--- Start of Dataset entries ---
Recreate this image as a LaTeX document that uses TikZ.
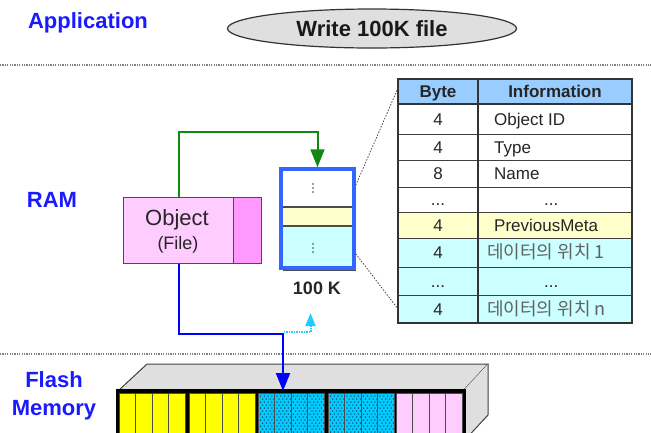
\documentclass[tikz,border=0pt]{standalone}
\usepackage{fontspec}
\setmainfont{Liberation Sans}
\newfontfamily\kr{Noto Sans CJK KR}
\usetikzlibrary{shapes.geometric,arrows.meta,calc}

\definecolor{lblblue}{HTML}{1A1AFF}
\definecolor{objpink}{HTML}{FFCCFF}
\definecolor{objtab}{HTML}{FF99FF}
\definecolor{bufblue}{HTML}{3366FF}
\definecolor{paleyellow}{HTML}{FFFFCC}
\definecolor{palecyan}{HTML}{CCFFFF}
\definecolor{headblue}{HTML}{99CCFF}
\definecolor{flashcyan}{HTML}{00CCFF}
\definecolor{flashyellow}{HTML}{FFFF00}
\definecolor{flashpink}{HTML}{FFCCFF}
\definecolor{arrowgreen}{HTML}{118811}
\definecolor{hintcyan}{HTML}{22CCFF}
\definecolor{speck}{HTML}{1A3A5A}
\newcommand\tabdots{...}

\begin{document}
\begin{tikzpicture}[x=1pt,y=-1pt,
  lbl/.style={text=lblblue, font=\fontsize{22}{28}\selectfont\bfseries, align=center, inner sep=0},
  sepline/.style={draw=gray, line width=1.6pt, dash pattern=on 1.2pt off 1.2pt},
  tabline/.style={draw=black!75, line width=1pt},
  celltext/.style={font=\fontsize{17}{20}\selectfont, text=black!85, inner sep=0},
  krtext/.style={font=\kr\fontsize{18}{20}\selectfont, text=black!62, inner sep=0},
  headtext/.style={font=\fontsize{17}{20}\selectfont\bfseries, text=black!85, inner sep=0},
  cellbox/.style={draw=black!70, line width=0.8pt},
  dotmark/.style={fill=black!75, draw=none},
  bigtip/.style={-{Triangle[width=14pt,length=18pt]}},
]
\useasboundingbox (0,0) rectangle (651,432);
\clip (0,0) rectangle (651,432);

% layer labels
\node[lbl] (lapp) at (88,23) {Application};
\node[lbl] (lram) at (52,200) {RAM};
\node[lbl] (lflash) at (54,396) {Flash\\Memory};

% layer separators
\draw[sepline] (0,65) -- (651,65);
\draw[sepline] (0,354) -- (651,354);

% application request
\node[ellipse, draw=black!80, line width=1.2pt, fill=gray!25, minimum width=289pt,
      minimum height=39pt, inner sep=0, font=\fontsize{22}{26}\selectfont\bfseries,
      text=black!90] (app) at (372,28.5) {Write 100K file};

% object (file) in RAM
\node[draw=black!70, line width=1pt, fill=objpink, minimum width=110pt, minimum height=66pt,
      inner sep=0, anchor=north west] (objmain) at (123,197) {};
\node[draw=black!70, line width=1pt, fill=objtab, minimum width=28pt, minimum height=66pt,
      inner sep=0, anchor=north west] (objtab) at (233,197) {};
\node[font=\fontsize{22}{26}\selectfont, text=black!85, inner sep=0, anchor=base]
      (objname) at (177,225) {Object};
\node[font=\fontsize{18}{22}\selectfont, text=black!85, inner sep=0, anchor=base]
      (objkind) at (178,249) {(File)};

% 100 K buffer
\fill[white] (281,169) rectangle (354,207);
\fill[paleyellow] (281,207) rectangle (354,226);
\fill[palecyan] (281,226) rectangle (354,268);
\draw[black!70, line width=1.2pt] (281,207) -- (354,207) (281,226) -- (354,226);
\draw[black!70, line width=1pt] (283,270) -- (356,270);
\node[draw=bufblue, line width=3.5pt, minimum width=73pt, minimum height=99pt,
      inner sep=0] (buf) at (317.5,218.5) {};
\foreach \yy in {184,188,192,244,248,252}
  \fill[dotmark] (313,\yy) circle (0.9);
\node[font=\fontsize{18}{22}\selectfont\bfseries, text=black!85, inner sep=0] (bufsize)
      at (317,288) {100 K};

% metadata table
\node[tabline, fill=headblue, minimum width=80pt, minimum height=25pt, inner sep=0,
      anchor=north west] (byte0) at (398,79) {};
\node[tabline, fill=headblue, minimum width=154pt, minimum height=25pt, inner sep=0,
      anchor=north west] (info0) at (478,79) {};
\node[headtext, anchor=base] (hbyte) at (438,97.5) {Byte};
\node[headtext, anchor=base] (hinfo) at (555,97.5) {Information};

\foreach \t/\b/\c/\by/\info/\st/\ix [count=\i] in {
   104/134/white/4/Object ID/celltext/494,
   134/160/white/4/Type/celltext/494,
   160/187/white/8/Name/celltext/494,
   187/212/white/{\tabdots}/{\tabdots}/celltext/544,
   212/238/paleyellow/4/PreviousMeta/celltext/494,
   238/267/palecyan/4/데이터의 위치 1/krtext/487,
   267/295/palecyan/{\tabdots}/{\tabdots}/celltext/544,
   295/323/palecyan/4/데이터의 위치 n/krtext/487} {
  \pgfmathsetmacro{\hh}{\b-\t}
  \pgfmathsetmacro{\bl}{(\t+\b)/2+6}
  \node[tabline, fill=\c, minimum width=80pt, minimum height=\hh pt, inner sep=0,
        anchor=north west] (byte\i) at (398,\t) {};
  \node[tabline, fill=\c, minimum width=154pt, minimum height=\hh pt, inner sep=0,
        anchor=north west] (info\i) at (478,\t) {};
  \node[celltext, anchor=base] (bytetxt\i) at (438,\bl) {\by};
  \node[\st, anchor=base west] (infotxt\i) at (\ix,\bl) {\info};
}
\draw[black!80, line width=1.4pt] (398,79) rectangle (632,323);
\draw[black!80, line width=1.4pt] (398,104) -- (632,104) (478,79) -- (478,323);

% zoom lines from buffer to table
\draw[black!70, line width=0.8pt, dash pattern=on 1.5pt off 1.5pt]
  ($(buf.north east)+(0,18)$) -- ($(byte0.north west)+(0,9)$);
\draw[black!70, line width=0.8pt, dash pattern=on 1.5pt off 1.5pt]
  ($(buf.south east)+(0,-16)$) -- ($(byte8.south west)+(0,-15)$);

% flash memory block
\fill[gray!25] (118,391) -- (147,364) -- (488,364) -- (463,391) -- cycle;
\draw[black!75, line width=1pt] (118,391) -- (147,364) -- (488,364) -- (463,391);
\fill[gray!25] (463,391) -- (488,364) -- (488,415) -- (463,442) -- cycle;
\draw[black!75, line width=1pt] (488,364) -- (488,415) -- (463,442);
\node[fill=black, draw=black, line width=1pt, minimum width=349pt, minimum height=60pt,
      inner sep=0, anchor=north west] (flash) at (116,389) {};
\foreach \gx/\gc/\pat in {119/flashyellow/0, 189/flashyellow/0, 258/flashcyan/1,
                           328/flashcyan/1, 396/flashpink/0} {
  \foreach \k in {0,1,2,3} {
    \pgfmathsetmacro{\cx}{\gx+16.5*\k}
    \fill[\gc] (\cx,393) rectangle ++(16.5,60);
    \ifnum\pat=1
      % speckled cells: staggered grid of dark dots
      \foreach \r in {0,...,13} {
        \pgfmathsetmacro{\dy}{396+3*\r}
        \pgfmathsetmacro{\off}{mod(\r,2)==0 ? 2.5 : 4.5}
        \foreach \c in {0,1,2,3} {
          \fill[speck] ({\cx+\off+3.8*\c},\dy) circle (0.75);
        }
      }
    \fi
    \draw[cellbox] (\cx,393) rectangle ++(16.5,60);
  }
}
\coordinate (wr) at ($(flash.north west)+(167,2)$);

% write path: metadata update (green) and data write (blue)
\draw[arrowgreen, line width=2pt, bigtip] (objmain.north) -- ++(0,-65) -| (buf.north);
\coordinate (bendpt) at ($(objmain.south)+(0,70)$);
\draw[blue, line width=2pt, bigtip] (objmain.south) -- (bendpt) -| (wr);

% read-back hint (dotted)
\coordinate (hs) at ($(bendpt)+(105,-2)$);
\coordinate (he) at ($(hs)+(27,-19)$);
\draw[hintcyan, line width=2pt, dash pattern=on 1.5pt off 1pt,
      -{Triangle[width=10pt,length=13pt]}] (hs) -| (he);
\end{tikzpicture}
\end{document}
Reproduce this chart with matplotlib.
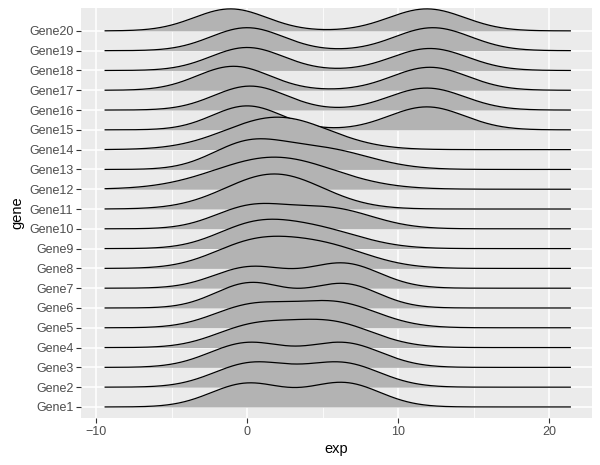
--- End of Dataset entries ---
Instructions to follow
Pull every line containing "this" out of the records.

Written answer
Recreate this image as a LaTeX document that uses TikZ.
Reproduce this chart with matplotlib.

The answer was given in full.